▶ Problem to solve: Write out each record below exactly as it appears, with no pictures.

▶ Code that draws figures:
+ + + +
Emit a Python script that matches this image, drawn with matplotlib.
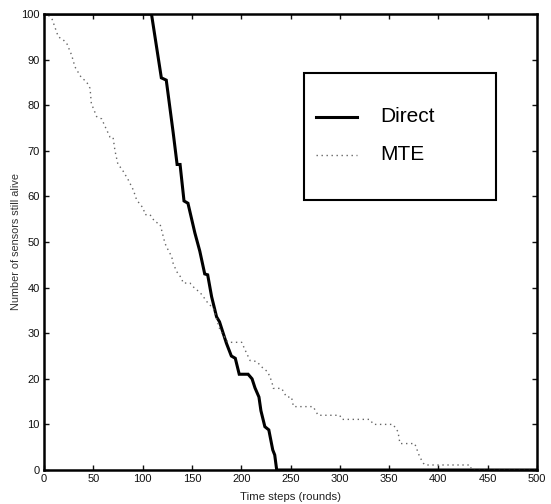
import matplotlib
matplotlib.use("Agg")
import matplotlib.pyplot as plt
from matplotlib.patches import Rectangle

plt.rcParams['font.family'] = ['Liberation Sans', 'DejaVu Sans']

# Data
direct_x = [0, 109, 119, 124, 131, 135, 138, 142, 146, 153, 158, 163, 166, 170, 175,
            178, 185, 190, 194, 198, 207, 211, 214, 218, 220, 224, 228, 232, 234, 236, 500]
direct_y = [100, 100, 86, 85.5, 74, 67, 67, 59, 58.5, 52, 48, 43, 42.8, 38, 33.6,
            32.5, 27.8, 25, 24.5, 21, 21, 20, 18, 16, 13, 9.5, 8.8, 4.4, 3.3, 0, 0]

mte_x = [0, 3, 8, 14.5, 19.6, 23, 28, 31.4, 38, 43, 46.7, 48, 53.4, 58.5, 62, 67, 70, 72,
         75, 79, 85.5, 90.6, 94, 100.7, 102.4, 107.5, 112.6, 117.6, 119.3, 122.7, 126,
         129.5, 131, 134.6, 139.7, 141, 148, 153, 158, 161.6, 166.6, 171.7, 178.5, 186.6,
         200.5, 204, 209, 215.7, 220.8, 227, 231, 232.6, 241, 246, 251, 253, 273, 278,
         300, 302, 330.6, 334, 354, 359, 361, 376, 381, 384.7, 386.5, 432, 433.7, 500]
mte_y = [100, 100, 99, 95, 94.3, 93.6, 91, 88.4, 86, 85.2, 83.7, 80.4, 77.5, 77, 75.3, 73,
         73, 70, 67, 66, 63.6, 61.4, 59.2, 57.4, 56, 56, 54.4, 54, 52.6, 49.7, 48.2, 46.8,
         45.3, 43.5, 42, 41, 41, 39.8, 39, 38, 36.5, 35.5, 30.7, 28, 28, 26.3, 24, 23.8,
         22.6, 21.5, 19.4, 17.9, 17.9, 16, 16, 13.9, 13.9, 12, 12, 11.1, 11.1, 10, 10,
         8.4, 5.8, 5.8, 2.9, 1.5, 1.1, 1.1, 0, 0]

x_ticks = [0, 50, 100, 150, 200, 250, 300, 350, 400, 450, 500]
y_ticks = [0, 10, 20, 30, 40, 50, 60, 70, 80, 90, 100]
labels = ["Direct", "MTE"]

fig = plt.figure(figsize=(5.51, 5.04), dpi=100)
ax = fig.add_axes([44 / 551, 1 - 470 / 504, 493 / 551, 456 / 504])

ax.plot(direct_x, direct_y, color='black', lw=2.2, solid_joinstyle='miter')
ax.plot(mte_x, mte_y, color='#666666', lw=1.0, linestyle=(0, (1, 2.6)))

ax.set_xlim(0, 500)
ax.set_ylim(0, 100)
ax.set_xticks(x_ticks)
ax.set_yticks(y_ticks)
ax.tick_params(direction='in', length=3.5, width=1.0, top=True, right=True,
               labelsize=8, pad=3, colors='#111111')
for s in ax.spines.values():
    s.set_linewidth(1.8)

ax.set_xlabel("Time steps (rounds)", fontsize=8.2, labelpad=5.5, color='#222222')
ax.set_ylabel("Number of sensors still alive", fontsize=7.8, labelpad=0.5, color='#333333')

# legend box
x0 = (304 - 44) / 493
y0 = (470 - 200) / 456
ax.add_patch(Rectangle((x0, y0), (496 - 304) / 493, (200 - 73) / 456,
                       transform=ax.transAxes, fill=False, lw=1.5, ec='black', zorder=5))
hx = [(316 - 44) / 493, (357 - 44) / 493]
ly1 = (470 - 117) / 456
ly2 = (470 - 155) / 456
ax.plot(hx, [ly1, ly1], transform=ax.transAxes, color='black', lw=2.2, zorder=6)
ax.plot(hx, [ly2, ly2], transform=ax.transAxes, color='#666666', lw=1.0,
        linestyle=(0, (1, 2.6)), zorder=6)
tx = (380 - 44) / 493
ax.text(tx, ly1, labels[0], transform=ax.transAxes, fontsize=15, va='center', ha='left', zorder=6)
ax.text(tx, ly2, labels[1], transform=ax.transAxes, fontsize=15, va='center', ha='left', zorder=6)

fig.savefig("out.png", dpi=100)
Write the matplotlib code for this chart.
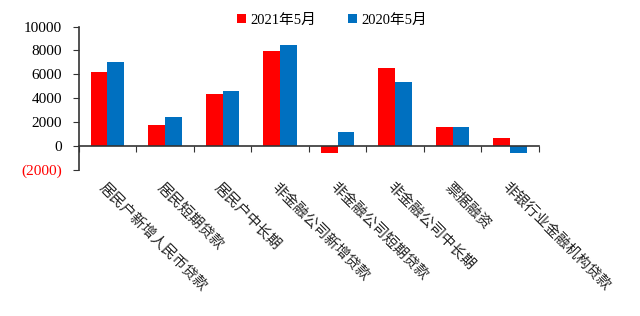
import numpy as np
import matplotlib
matplotlib.use('Agg')
import matplotlib.pyplot as plt

plt.rcParams['font.family'] = ['Liberation Serif', 'Noto Sans CJK SC']
plt.rcParams['axes.unicode_minus'] = False

# data
categories = ['居民户新增人民币贷款', '居民短期贷款', '居民户中长期', '非金融公司新增贷款',
              '非金融公司短期贷款', '非金融公司中长期', '票据融资', '非银行业金融机构贷款']
may_2021 = [6170, 1800, 4370, 7970, -550, 6530, 1610, 640]
may_2020 = [7030, 2450, 4620, 8420, 1220, 5330, 1610, -550]
series_names = ['2021年5月', '2020年5月']
yticks = [-2000, 0, 2000, 4000, 6000, 8000, 10000]

fig = plt.figure(figsize=(6.4, 3.16), dpi=100)
ax = fig.add_axes([0.123, 0.462, 0.719, 0.454])

x = np.arange(len(categories))
w = 0.29
ax.bar(x - w / 2, may_2021, w, color='#FF0000', label=series_names[0])
ax.bar(x + w / 2, may_2020, w, color='#0070C0', label=series_names[1])

ax.set_xlim(-0.5, len(categories) - 0.5)
ax.set_ylim(-2000, 10000)
ax.set_yticks(yticks)
ylabels = ['({})'.format(-v) if v < 0 else str(v) for v in yticks]
ax.set_yticklabels(ylabels, fontsize=11)
for lab, v in zip(ax.get_yticklabels(), yticks):
    if v < 0:
        lab.set_color('#FF0000')

# x axis sits on zero, ticks between the groups
ax.spines['top'].set_visible(False)
ax.spines['right'].set_visible(False)
ax.spines['bottom'].set_position(('data', 0))
ax.spines['bottom'].set_color('#333333')
ax.spines['left'].set_color('#333333')
ax.spines['bottom'].set_linewidth(1.2)
ax.spines['left'].set_linewidth(1.2)
ax.set_xticks(np.arange(len(categories) + 1) - 0.5)
ax.set_xticklabels([])
ax.tick_params(axis='x', direction='out', length=4, color='#333333')
ax.tick_params(axis='y', direction='out', length=4, color='#333333', pad=8)

for i, name in enumerate(categories):
    ax.text(i - 0.1, -3250, name, rotation=-45, rotation_mode='anchor',
            ha='left', va='center', fontsize=10.5, color='#222222',
            family=['Noto Sans CJK SC', 'DejaVu Sans'])

ax.legend(loc='center', bbox_to_anchor=(0.55, 1.045), ncol=2, frameon=False,
          fontsize=10.5, handlelength=0.6, handleheight=0.6, handletextpad=0.3,
          columnspacing=2.2, borderaxespad=0)

fig.savefig('out.png', dpi=100)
+ + + +
▶ Complete output:
Emit a Python script that matches this image, drawn with matplotlib.
import matplotlib
matplotlib.use("Agg")
import matplotlib.pyplot as plt
from matplotlib.patches import Rectangle

plt.rcParams['font.family'] = ['Liberation Sans', 'DejaVu Sans']

# Data
direct_x = [0, 109, 119, 124, 131, 135, 138, 142, 146, 153, 158, 163, 166, 170, 175,
            178, 185, 190, 194, 198, 207, 211, 214, 218, 220, 224, 228, 232, 234, 236, 500]
direct_y = [100, 100, 86, 85.5, 74, 67, 67, 59, 58.5, 52, 48, 43, 42.8, 38, 33.6,
            32.5, 27.8, 25, 24.5, 21, 21, 20, 18, 16, 13, 9.5, 8.8, 4.4, 3.3, 0, 0]

mte_x = [0, 3, 8, 14.5, 19.6, 23, 28, 31.4, 38, 43, 46.7, 48, 53.4, 58.5, 62, 67, 70, 72,
         75, 79, 85.5, 90.6, 94, 100.7, 102.4, 107.5, 112.6, 117.6, 119.3, 122.7, 126,
         129.5, 131, 134.6, 139.7, 141, 148, 153, 158, 161.6, 166.6, 171.7, 178.5, 186.6,
         200.5, 204, 209, 215.7, 220.8, 227, 231, 232.6, 241, 246, 251, 253, 273, 278,
         300, 302, 330.6, 334, 354, 359, 361, 376, 381, 384.7, 386.5, 432, 433.7, 500]
mte_y = [100, 100, 99, 95, 94.3, 93.6, 91, 88.4, 86, 85.2, 83.7, 80.4, 77.5, 77, 75.3, 73,
         73, 70, 67, 66, 63.6, 61.4, 59.2, 57.4, 56, 56, 54.4, 54, 52.6, 49.7, 48.2, 46.8,
         45.3, 43.5, 42, 41, 41, 39.8, 39, 38, 36.5, 35.5, 30.7, 28, 28, 26.3, 24, 23.8,
         22.6, 21.5, 19.4, 17.9, 17.9, 16, 16, 13.9, 13.9, 12, 12, 11.1, 11.1, 10, 10,
         8.4, 5.8, 5.8, 2.9, 1.5, 1.1, 1.1, 0, 0]

x_ticks = [0, 50, 100, 150, 200, 250, 300, 350, 400, 450, 500]
y_ticks = [0, 10, 20, 30, 40, 50, 60, 70, 80, 90, 100]
labels = ["Direct", "MTE"]

fig = plt.figure(figsize=(5.51, 5.04), dpi=100)
ax = fig.add_axes([44 / 551, 1 - 470 / 504, 493 / 551, 456 / 504])

ax.plot(direct_x, direct_y, color='black', lw=2.2, solid_joinstyle='miter')
ax.plot(mte_x, mte_y, color='#666666', lw=1.0, linestyle=(0, (1, 2.6)))

ax.set_xlim(0, 500)
ax.set_ylim(0, 100)
ax.set_xticks(x_ticks)
ax.set_yticks(y_ticks)
ax.tick_params(direction='in', length=3.5, width=1.0, top=True, right=True,
               labelsize=8, pad=3, colors='#111111')
for s in ax.spines.values():
    s.set_linewidth(1.8)

ax.set_xlabel("Time steps (rounds)", fontsize=8.2, labelpad=5.5, color='#222222')
ax.set_ylabel("Number of sensors still alive", fontsize=7.8, labelpad=0.5, color='#333333')

# legend box
x0 = (304 - 44) / 493
y0 = (470 - 200) / 456
ax.add_patch(Rectangle((x0, y0), (496 - 304) / 493, (200 - 73) / 456,
                       transform=ax.transAxes, fill=False, lw=1.5, ec='black', zorder=5))
hx = [(316 - 44) / 493, (357 - 44) / 493]
ly1 = (470 - 117) / 456
ly2 = (470 - 155) / 456
ax.plot(hx, [ly1, ly1], transform=ax.transAxes, color='black', lw=2.2, zorder=6)
ax.plot(hx, [ly2, ly2], transform=ax.transAxes, color='#666666', lw=1.0,
        linestyle=(0, (1, 2.6)), zorder=6)
tx = (380 - 44) / 493
ax.text(tx, ly1, labels[0], transform=ax.transAxes, fontsize=15, va='center', ha='left', zorder=6)
ax.text(tx, ly2, labels[1], transform=ax.transAxes, fontsize=15, va='center', ha='left', zorder=6)

fig.savefig("out.png", dpi=100)
Write the matplotlib code for this chart.
import numpy as np
import matplotlib
matplotlib.use('Agg')
import matplotlib.pyplot as plt

plt.rcParams['font.family'] = ['Liberation Serif', 'Noto Sans CJK SC']
plt.rcParams['axes.unicode_minus'] = False

# data
categories = ['居民户新增人民币贷款', '居民短期贷款', '居民户中长期', '非金融公司新增贷款',
              '非金融公司短期贷款', '非金融公司中长期', '票据融资', '非银行业金融机构贷款']
may_2021 = [6170, 1800, 4370, 7970, -550, 6530, 1610, 640]
may_2020 = [7030, 2450, 4620, 8420, 1220, 5330, 1610, -550]
series_names = ['2021年5月', '2020年5月']
yticks = [-2000, 0, 2000, 4000, 6000, 8000, 10000]

fig = plt.figure(figsize=(6.4, 3.16), dpi=100)
ax = fig.add_axes([0.123, 0.462, 0.719, 0.454])

x = np.arange(len(categories))
w = 0.29
ax.bar(x - w / 2, may_2021, w, color='#FF0000', label=series_names[0])
ax.bar(x + w / 2, may_2020, w, color='#0070C0', label=series_names[1])

ax.set_xlim(-0.5, len(categories) - 0.5)
ax.set_ylim(-2000, 10000)
ax.set_yticks(yticks)
ylabels = ['({})'.format(-v) if v < 0 else str(v) for v in yticks]
ax.set_yticklabels(ylabels, fontsize=11)
for lab, v in zip(ax.get_yticklabels(), yticks):
    if v < 0:
        lab.set_color('#FF0000')

# x axis sits on zero, ticks between the groups
ax.spines['top'].set_visible(False)
ax.spines['right'].set_visible(False)
ax.spines['bottom'].set_position(('data', 0))
ax.spines['bottom'].set_color('#333333')
ax.spines['left'].set_color('#333333')
ax.spines['bottom'].set_linewidth(1.2)
ax.spines['left'].set_linewidth(1.2)
ax.set_xticks(np.arange(len(categories) + 1) - 0.5)
ax.set_xticklabels([])
ax.tick_params(axis='x', direction='out', length=4, color='#333333')
ax.tick_params(axis='y', direction='out', length=4, color='#333333', pad=8)

for i, name in enumerate(categories):
    ax.text(i - 0.1, -3250, name, rotation=-45, rotation_mode='anchor',
            ha='left', va='center', fontsize=10.5, color='#222222',
            family=['Noto Sans CJK SC', 'DejaVu Sans'])

ax.legend(loc='center', bbox_to_anchor=(0.55, 1.045), ncol=2, frameon=False,
          fontsize=10.5, handlelength=0.6, handleheight=0.6, handletextpad=0.3,
          columnspacing=2.2, borderaxespad=0)

fig.savefig('out.png', dpi=100)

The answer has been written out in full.